We can consider all substrings one by one and check for each substring whether it contains all unique characters or not. There will be n*(n+1)/2 substrings. Whether a substring contains all unique characters or not can be checked in linear time by scanning it from left to right and keeping a map of visited characters. Time complexity of this solution would be O(n3) i.e. not the optimal one so we need to optimise it.
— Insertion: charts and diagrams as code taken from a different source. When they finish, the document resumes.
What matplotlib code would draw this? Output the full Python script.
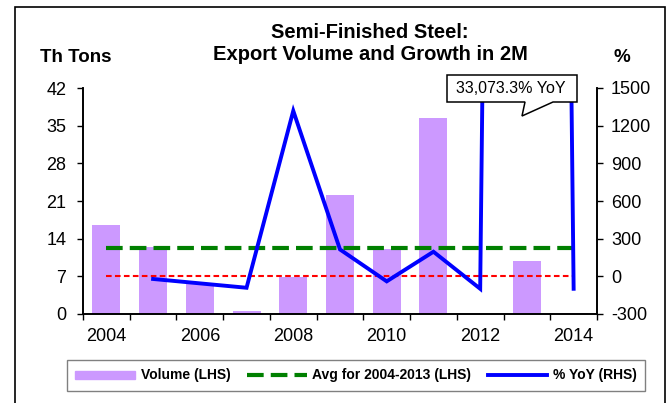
import numpy as np
import matplotlib
matplotlib.use("Agg")
import matplotlib.pyplot as plt
from matplotlib.lines import Line2D
from matplotlib.patches import Patch, Rectangle, Polygon

plt.rcParams['font.family'] = ['Liberation Sans', 'DejaVu Sans']
plt.rcParams['axes.unicode_minus'] = False

# data
years = [2004, 2005, 2006, 2007, 2008, 2009, 2010, 2011, 2012, 2013, 2014]
volume = [16.5, 12.5, 5.6, 0.5, 6.8, 22.2, 12.0, 36.5, 0.03, 9.8, 0.1]
yoy = [np.nan, -21, -56, -91, 1318, 214, -40, 196, -99, 33073.3, -99]
avg_2004_2013 = 12.26
zero_line = 0

lhs_ticks = [0, 7, 14, 21, 28, 35, 42]
rhs_ticks = [-300, 0, 300, 600, 900, 1200, 1500]

x = np.arange(len(years))

W, H = 672, 403
def fx(px):
    return px / W
def fy(py):
    return 1 - py / H

fig = plt.figure(figsize=(6.72, 4.03), dpi=100)
ax = fig.add_axes([fx(83), fy(314), (597 - 83) / W, (314 - 88) / H])
ax2 = ax.twinx()

ax.bar(x, volume, width=0.6, color='#CC99FF', zorder=2)
ax.plot(x, [avg_2004_2013] * len(x), color='#008000', lw=3, dashes=(4, 1.7), zorder=3)

ax2.plot(x, [zero_line] * len(x), color='#FF0000', lw=1.5, dashes=(2.7, 1.6))
ax2.plot(x, yoy, color='#0000FF', lw=2.8, solid_joinstyle='miter')

ax.set_xlim(-0.5, len(x) - 0.5)
ax.set_ylim(0, 42)
ax2.set_ylim(-300, 1500)
ax.set_yticks(lhs_ticks)
ax2.set_yticks(rhs_ticks)

# tick marks on the category boundaries, labels every other year
ax.set_xticks(np.arange(-0.5, len(x), 1.0))
ax.set_xticklabels([])
ax.set_xticks(x[::2], minor=True)
ax.set_xticklabels([str(y) for y in years[::2]], minor=True)
ax.tick_params(axis='x', which='major', direction='out', length=4, width=1)
ax.tick_params(axis='x', which='minor', length=0, pad=10, labelsize=13)
ax.tick_params(axis='y', direction='out', length=4, width=1, pad=8, labelsize=13)
ax2.tick_params(axis='y', direction='out', length=4, width=1, pad=6, labelsize=13)

for a in (ax, ax2):
    a.spines['top'].set_visible(False)
    for s in ('left', 'right', 'bottom'):
        a.spines[s].set_linewidth(1.2)

# callout for the off-scale 2013 value
callout = [(447, 75), (577, 75), (577, 102), (553, 102), (522, 116), (525, 102), (447, 102)]
fig.patches.append(Polygon([(fx(a), fy(b)) for a, b in callout], closed=True,
                           transform=fig.transFigure, fc='white', ec='black', lw=1.1, zorder=2))
fig.text(fx(511), fy(88.5), '33,073.3% YoY', ha='center', va='center', fontsize=11.5, zorder=3)

fig.text(fx(370), fy(33), 'Semi-Finished Steel:', ha='center', va='center',
         fontsize=14.5, fontweight='bold')
fig.text(fx(370), fy(54), 'Export Volume and Growth in 2M', ha='center', va='center',
         fontsize=14.5, fontweight='bold')
fig.text(fx(76), fy(58), 'Th Tons', ha='center', va='center',
         fontsize=13.5, fontweight='bold')
fig.text(fx(622), fy(58), '%', ha='center', va='center',
         fontsize=13.5, fontweight='bold')

handles = [Patch(color='#CC99FF'),
           Line2D([], [], color='#008000', lw=3, dashes=(4, 1.7)),
           Line2D([], [], color='#0000FF', lw=2.8)]
labels = ['Volume (LHS)', 'Avg for 2004-2013 (LHS)', '% YoY (RHS)']
leg = fig.legend(handles, labels, loc='center', ncol=3, mode='expand',
                 bbox_to_anchor=(fx(60), fy(394), 592 / W, 37 / H),
                 prop=dict(weight='bold', size=10), handlelength=4.3, handleheight=0.5,
                 handletextpad=0.4, columnspacing=1.0, fancybox=False, framealpha=1,
                 edgecolor='#808080', borderpad=0.6)
leg.get_frame().set_linewidth(1)

# outer frame of the chart
fig.patches.append(Rectangle((fx(15), -0.02), 650 / W, (H - 7) / H + 0.02,
                             transform=fig.transFigure, fill=False, ec='black', lw=1.2))

fig.savefig('out.png', dpi=100)
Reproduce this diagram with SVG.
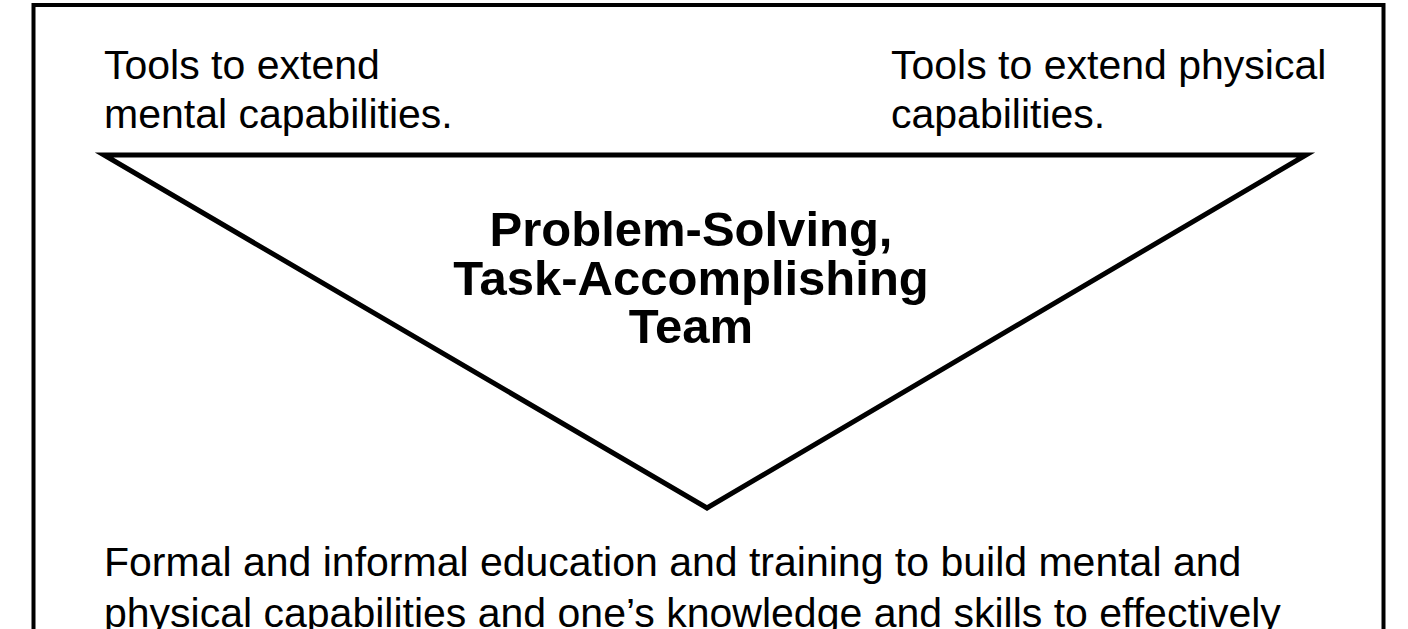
<svg xmlns="http://www.w3.org/2000/svg" width="1408" height="629" viewBox="0 0 1408 629">
<style>
.t{font-family:"Liberation Sans",Arial,sans-serif;font-size:41px;fill:#000}
.b{font-family:"Liberation Sans",Arial,sans-serif;font-size:49px;font-weight:bold;fill:#000;text-anchor:middle}
.ln{fill:none;stroke:#000}
</style>
<rect width="1408" height="629" fill="#fff"/>
<g id="frame"><rect class="ln" x="33.5" y="5" width="1350" height="700" stroke-width="4"/></g>
<g id="mental"><text class="t" x="104" y="79">Tools to extend</text><text class="t" x="104" y="128">mental capabilities.</text></g>
<g id="physical"><text class="t" x="891" y="79">Tools to extend physical</text><text class="t" x="891" y="128">capabilities.</text></g>
<g id="team">
<polygon class="ln" points="104,155 1306,155 707,508" stroke-width="5" stroke-linejoin="miter"/>
<text class="b" x="691" y="246">Problem-Solving,</text>
<text class="b" x="691" y="295">Task-Accomplishing</text>
<text class="b" x="691" y="343">Team</text>
</g>
<g id="education"><text class="t" x="104" y="576">Formal and informal education and training to build mental and</text><text class="t" x="104" y="627">physical capabilities and one’s knowledge and skills to effectively</text></g>
<g id="connectors"></g>
</svg>
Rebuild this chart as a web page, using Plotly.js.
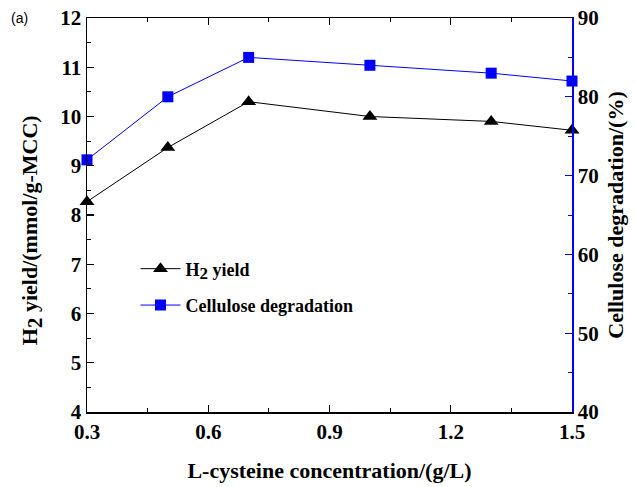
<!DOCTYPE html>
<html>
<head>
<meta charset="utf-8">
<script src="https://cdn.plot.ly/plotly-3.0.1.min.js"></script>
<style>html,body{margin:0;padding:0;background:#fff;}#chart{width:635px;height:487px;}</style>
</head>
<body>
<div id="chart"></div>
<script>
const concentration = [0.3, 0.5, 0.7, 1.0, 1.3, 1.5];
const h2Yield = [8.27, 9.37, 10.3, 10.0, 9.9, 9.72];
const celluloseDegradation = [72.0, 80.0, 85.0, 84.0, 83.0, 82.0];
const xTicks = [0.3, 0.6, 0.9, 1.2, 1.5];
const xTickLabels = ['0.3', '0.6', '0.9', '1.2', '1.5'];

const serif = 'Liberation Serif, Times New Roman, serif';

const traces = [
  {
    x: concentration, y: h2Yield, name: 'H<sub><span style="font-size:17px">2</span></sub> yield', legendgroup: 'a',
    type: 'scatter', mode: 'lines+markers', yaxis: 'y', cliponaxis: false,
    line: {color: '#000000', width: 1},
    marker: {symbol: 'triangle-up', size: 13, color: '#000000'}
  },
  {
    x: concentration, y: celluloseDegradation, name: 'Cellulose degradation', legendgroup: 'b',
    type: 'scatter', mode: 'lines+markers', yaxis: 'y2', cliponaxis: false,
    line: {color: '#0000ff', width: 1},
    marker: {symbol: 'square', size: 11, color: '#0000ff'}
  }
];

const tickFont = {family: serif, size: 21, color: '#000', weight: 'bold'};
const titleFont = {family: serif, size: 22, color: '#000', weight: 'bold'};

const layout = {
  width: 635, height: 487,
  margin: {l: 87, r: 63, t: 18, b: 75},
  paper_bgcolor: '#fff', plot_bgcolor: '#fff',
  showlegend: true,
  legend: {
    x: 0.10, y: 0.41, xanchor: 'left', yanchor: 'top',
    bgcolor: 'rgba(0,0,0,0)', borderwidth: 0,
    font: {family: serif, size: 18, color: '#000', weight: 'bold'},
    tracegroupgap: 10, itemwidth: 40
  },
  xaxis: {
    range: [0.3, 1.5], tickmode: 'array', tickvals: xTicks, ticktext: xTickLabels,
    showgrid: false, zeroline: false,
    showline: true, linecolor: '#000', linewidth: 1.5, mirror: 'ticks',
    ticks: 'inside', ticklen: 7, tickwidth: 1.2, tickcolor: '#000',
    minor: {dtick: 0.15, ticks: 'inside', ticklen: 4, tickwidth: 1, tickcolor: '#000'},
    tickfont: tickFont,
    title: {text: 'L-cysteine concentration/(g/L)', font: titleFont, standoff: 20}
  },
  yaxis: {
    range: [4, 12], dtick: 1, tick0: 4,
    showgrid: false, zeroline: false,
    showline: true, linecolor: '#000', linewidth: 1.5,
    ticks: 'inside', ticklen: 7, tickwidth: 1.2, tickcolor: '#000',
    minor: {dtick: 0.5, ticks: 'inside', ticklen: 4, tickwidth: 1, tickcolor: '#000'},
    tickfont: tickFont
  },
  yaxis2: {
    range: [40, 90], dtick: 10, tick0: 40,
    overlaying: 'y', side: 'right',
    showgrid: false, zeroline: false,
    showline: true, linecolor: '#0000ff', linewidth: 1.5,
    ticks: 'inside', ticklen: 7, tickwidth: 1.2, tickcolor: '#0000ff',
    minor: {dtick: 5, ticks: 'inside', ticklen: 4, tickwidth: 1, tickcolor: '#0000ff'},
    tickfont: tickFont,
    title: {text: 'Cellulose degradation/(%)', font: titleFont, standoff: 10}
  },
  annotations: [
    {
      text: '(a)', xref: 'paper', yref: 'paper', x: -0.16, y: 1.0,
      xanchor: 'left', yanchor: 'middle', showarrow: false,
      font: {family: 'Liberation Sans, Arial, sans-serif', size: 14, color: '#000'}
    },
    {
      text: 'H<sub><span style="font-size:21px">2</span></sub> yield/(mmol/g-MCC)',
      xref: 'paper', yref: 'paper', x: -0.113, y: 0.462,
      xanchor: 'center', yanchor: 'middle', textangle: -90, showarrow: false,
      font: titleFont
    }
  ]
};

Plotly.newPlot('chart', traces, layout, {displayModeBar: false, staticPlot: true});
</script>
</body>
</html>
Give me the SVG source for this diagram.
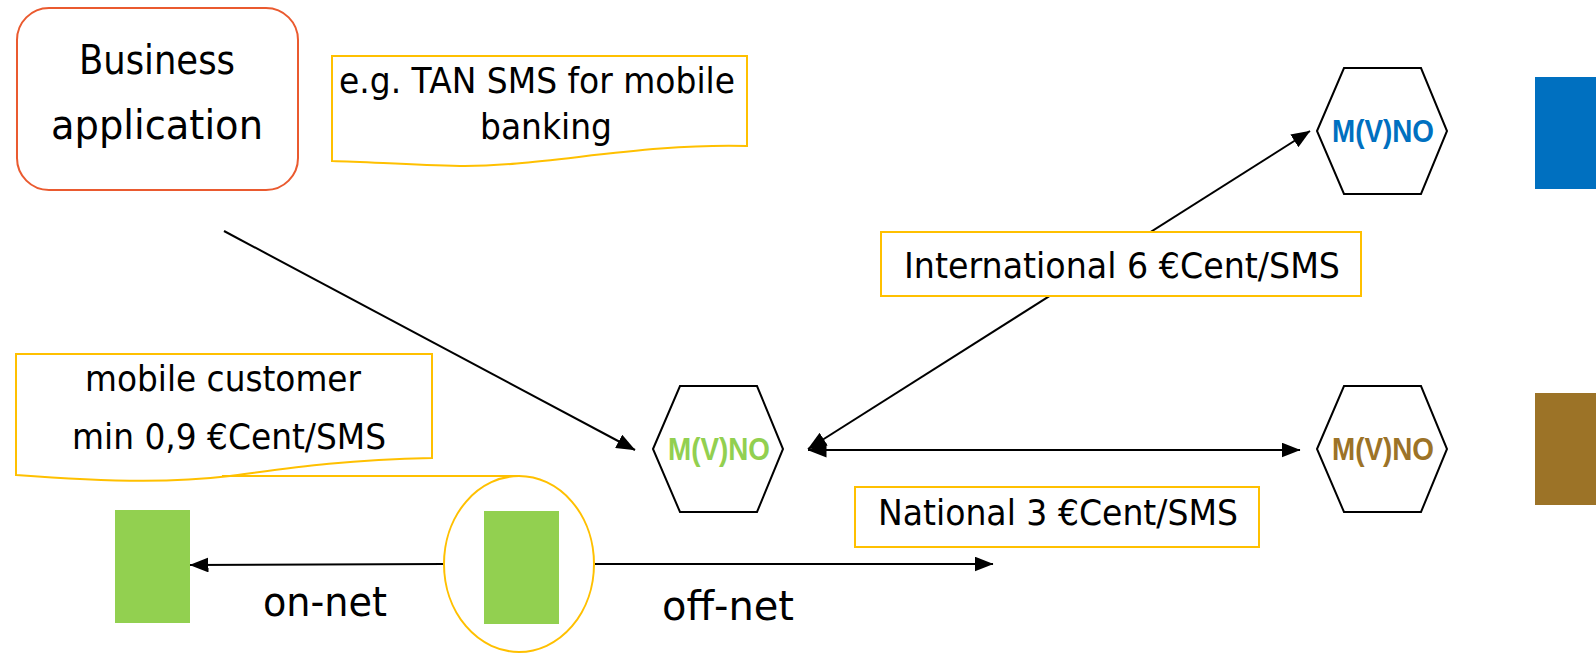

Approach 2: Efficient(Sliding Window)

The basic idea is, keep a hashmap which stores the characters in string as keys and their positions as values, and keep two pointers which define the max substring. move the right pointer to scan through the string , and meanwhile update the hashmap. If the character is already in the hashmap, then move the left pointer to the right of the same character last found just same as concept of sliding window i.e. slide the window if character repeats. Note that the two pointers can only move forward.


C++ Implementation:

#include <bits/stdc++.h>

using namespace std;
class Solution {
  public:
    int lengthofLongestSubstring(string s) {
      vector < int > mpp(256, -1);

      int left = 0, right = 0;
      int n = s.size();
      int len = 0;
      while (right < n) {
        if (mpp[s[right]] != -1)
          left = max(mpp[s[right]] + 1, left);

        mpp[s[right]] = right;

        len = max(len, right - left + 1);
        right++;
      }
      return len;
    }
};

int main() {
  string str = "takeUforward";
  Solution obj;
  cout << "The length of the longest substring without repeating characters is " << obj.lengthofLongestSubstring(str);
  return 0;
}


Python Implementation:

class Solution:
    def lengthOfLongestSubstring(self, s):
        seen = {}
        l = 0
        output = 0
        for r in range(len(s)):
            """
            If s[r] not in seen, we can keep #increasing the window size by moving right pointer
            """
            if s[r] not in seen:
                output = max(output,r-l+1)
            """
            There are two cases if s[r] in seen:
            case1: s[r] is inside the current window, we need to change the window by moving left pointer to 
#seen[s[r]] + 1.
            case2: s[r] is not inside the current window, we can keep increase the window
            """
            else:
                if seen[s[r]] < l:
                    output = max(output,r-l+1)
                else:
                    l = seen[s[r]] + 1
            seen[s[r]] = r
        return output
ob1 = Solution()
print(ob1.lengthOfLongestSubstring("logicmojo"))

Time Complexity: O(n) n is the length of the input string. It will iterate n times to get the result.

Auxiliary Space: O(m) m is the number of unique characters of the input. We need a hashmap to store unique characters.

With this article at Logicmojo, you must have the complete idea of solving Longest Substring Without Repeat problem.